=== What is expected ===
Quote, please, the line with "Rebuild this chart", the line with "import plotly.graph_objects as go", and every line between them, exactly and with nothing else.

=== Given data ===
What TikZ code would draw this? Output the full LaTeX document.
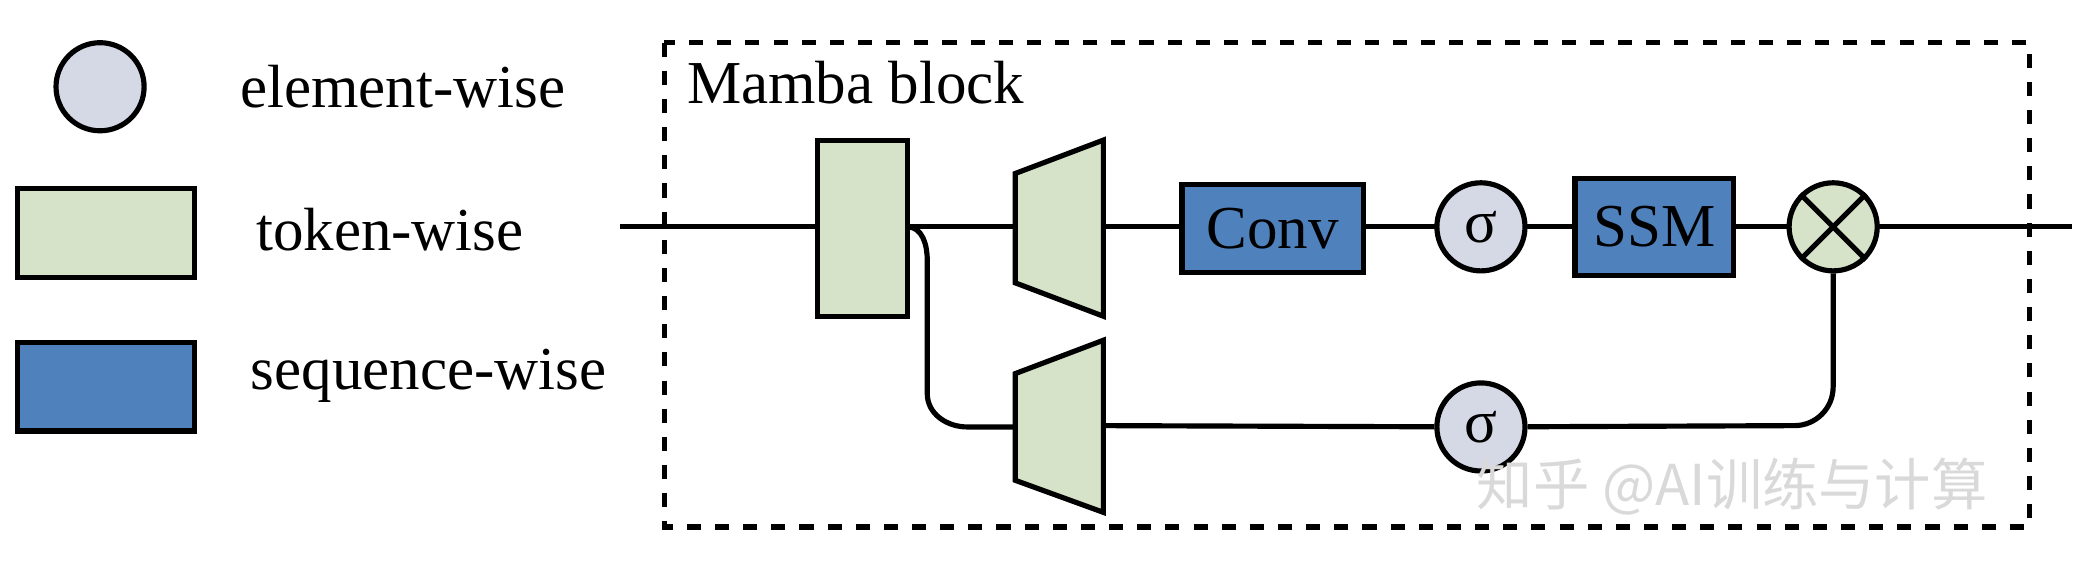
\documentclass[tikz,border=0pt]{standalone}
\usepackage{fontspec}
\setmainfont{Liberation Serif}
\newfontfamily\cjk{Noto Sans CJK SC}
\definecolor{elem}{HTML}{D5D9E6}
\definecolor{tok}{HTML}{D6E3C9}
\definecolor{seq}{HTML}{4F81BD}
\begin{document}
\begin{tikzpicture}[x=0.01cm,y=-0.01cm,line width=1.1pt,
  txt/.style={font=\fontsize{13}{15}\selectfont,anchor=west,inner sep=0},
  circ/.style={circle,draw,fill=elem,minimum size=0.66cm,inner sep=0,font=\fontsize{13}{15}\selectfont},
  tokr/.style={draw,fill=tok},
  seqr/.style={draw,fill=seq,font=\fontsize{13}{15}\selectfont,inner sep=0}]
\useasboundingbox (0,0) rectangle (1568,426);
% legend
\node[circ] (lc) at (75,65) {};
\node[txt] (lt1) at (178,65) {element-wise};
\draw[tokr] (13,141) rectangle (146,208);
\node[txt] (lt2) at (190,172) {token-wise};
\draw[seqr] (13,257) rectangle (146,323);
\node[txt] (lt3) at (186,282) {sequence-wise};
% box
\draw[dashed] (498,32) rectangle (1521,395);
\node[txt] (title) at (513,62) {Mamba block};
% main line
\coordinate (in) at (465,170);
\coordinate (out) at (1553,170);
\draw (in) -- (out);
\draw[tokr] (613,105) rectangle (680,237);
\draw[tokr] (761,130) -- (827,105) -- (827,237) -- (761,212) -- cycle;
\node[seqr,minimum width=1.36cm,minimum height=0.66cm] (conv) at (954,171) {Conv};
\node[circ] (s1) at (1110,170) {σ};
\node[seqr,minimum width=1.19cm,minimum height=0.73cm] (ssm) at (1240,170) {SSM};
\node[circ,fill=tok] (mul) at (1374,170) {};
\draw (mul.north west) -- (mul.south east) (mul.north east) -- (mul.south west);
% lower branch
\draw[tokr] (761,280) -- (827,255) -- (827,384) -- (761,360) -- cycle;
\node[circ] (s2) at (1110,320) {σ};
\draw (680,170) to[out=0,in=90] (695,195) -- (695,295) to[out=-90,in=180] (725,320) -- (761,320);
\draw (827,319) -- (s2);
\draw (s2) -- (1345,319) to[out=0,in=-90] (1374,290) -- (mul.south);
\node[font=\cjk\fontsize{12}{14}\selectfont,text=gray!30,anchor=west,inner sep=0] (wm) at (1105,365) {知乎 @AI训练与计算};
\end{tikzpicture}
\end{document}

* * *

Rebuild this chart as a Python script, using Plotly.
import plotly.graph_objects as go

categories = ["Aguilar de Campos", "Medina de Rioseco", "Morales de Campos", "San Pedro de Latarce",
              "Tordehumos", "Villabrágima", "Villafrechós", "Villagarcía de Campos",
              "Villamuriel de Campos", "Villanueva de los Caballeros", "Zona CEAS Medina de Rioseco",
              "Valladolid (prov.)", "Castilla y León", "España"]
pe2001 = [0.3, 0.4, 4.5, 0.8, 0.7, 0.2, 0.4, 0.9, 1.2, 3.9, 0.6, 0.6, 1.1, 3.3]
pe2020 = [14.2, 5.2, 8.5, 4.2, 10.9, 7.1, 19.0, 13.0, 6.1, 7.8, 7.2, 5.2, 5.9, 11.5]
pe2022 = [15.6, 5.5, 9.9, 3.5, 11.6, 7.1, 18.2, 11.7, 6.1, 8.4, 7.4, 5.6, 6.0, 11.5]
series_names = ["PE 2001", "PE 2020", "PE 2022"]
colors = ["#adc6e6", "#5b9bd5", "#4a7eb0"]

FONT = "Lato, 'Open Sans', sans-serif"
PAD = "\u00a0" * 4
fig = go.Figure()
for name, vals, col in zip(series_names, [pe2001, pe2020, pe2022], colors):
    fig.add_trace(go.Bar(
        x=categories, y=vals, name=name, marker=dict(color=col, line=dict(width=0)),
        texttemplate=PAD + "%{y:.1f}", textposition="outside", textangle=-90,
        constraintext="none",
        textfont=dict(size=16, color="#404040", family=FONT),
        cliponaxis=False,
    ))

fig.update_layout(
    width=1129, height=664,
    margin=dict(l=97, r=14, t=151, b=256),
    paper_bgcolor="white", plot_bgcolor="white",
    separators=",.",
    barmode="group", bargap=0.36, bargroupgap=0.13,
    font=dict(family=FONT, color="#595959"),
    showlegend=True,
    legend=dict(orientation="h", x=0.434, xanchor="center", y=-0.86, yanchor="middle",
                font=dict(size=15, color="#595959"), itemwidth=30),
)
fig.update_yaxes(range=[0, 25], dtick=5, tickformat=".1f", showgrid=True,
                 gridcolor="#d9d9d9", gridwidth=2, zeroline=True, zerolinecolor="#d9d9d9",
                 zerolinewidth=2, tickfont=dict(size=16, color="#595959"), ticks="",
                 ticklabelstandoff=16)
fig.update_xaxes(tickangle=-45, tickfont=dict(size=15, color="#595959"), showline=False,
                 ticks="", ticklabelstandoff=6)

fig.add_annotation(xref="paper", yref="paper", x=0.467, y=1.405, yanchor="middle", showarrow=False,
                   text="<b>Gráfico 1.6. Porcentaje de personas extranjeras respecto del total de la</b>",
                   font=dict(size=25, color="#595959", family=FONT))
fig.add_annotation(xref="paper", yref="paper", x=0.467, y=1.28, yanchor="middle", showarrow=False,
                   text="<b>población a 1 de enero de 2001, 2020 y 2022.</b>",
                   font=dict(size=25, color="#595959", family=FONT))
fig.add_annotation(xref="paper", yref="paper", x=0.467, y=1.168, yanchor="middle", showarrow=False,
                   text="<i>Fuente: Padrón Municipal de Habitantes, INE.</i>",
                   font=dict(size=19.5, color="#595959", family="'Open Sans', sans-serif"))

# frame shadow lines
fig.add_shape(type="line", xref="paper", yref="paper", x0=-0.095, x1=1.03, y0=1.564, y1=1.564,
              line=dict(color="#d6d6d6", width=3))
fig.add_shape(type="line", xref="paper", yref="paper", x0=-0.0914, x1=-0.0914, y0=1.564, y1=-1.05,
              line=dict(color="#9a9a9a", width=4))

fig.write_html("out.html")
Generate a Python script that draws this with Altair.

=== Exercise output ===
Rebuild this chart as a Python script, using Plotly.
import plotly.graph_objects as go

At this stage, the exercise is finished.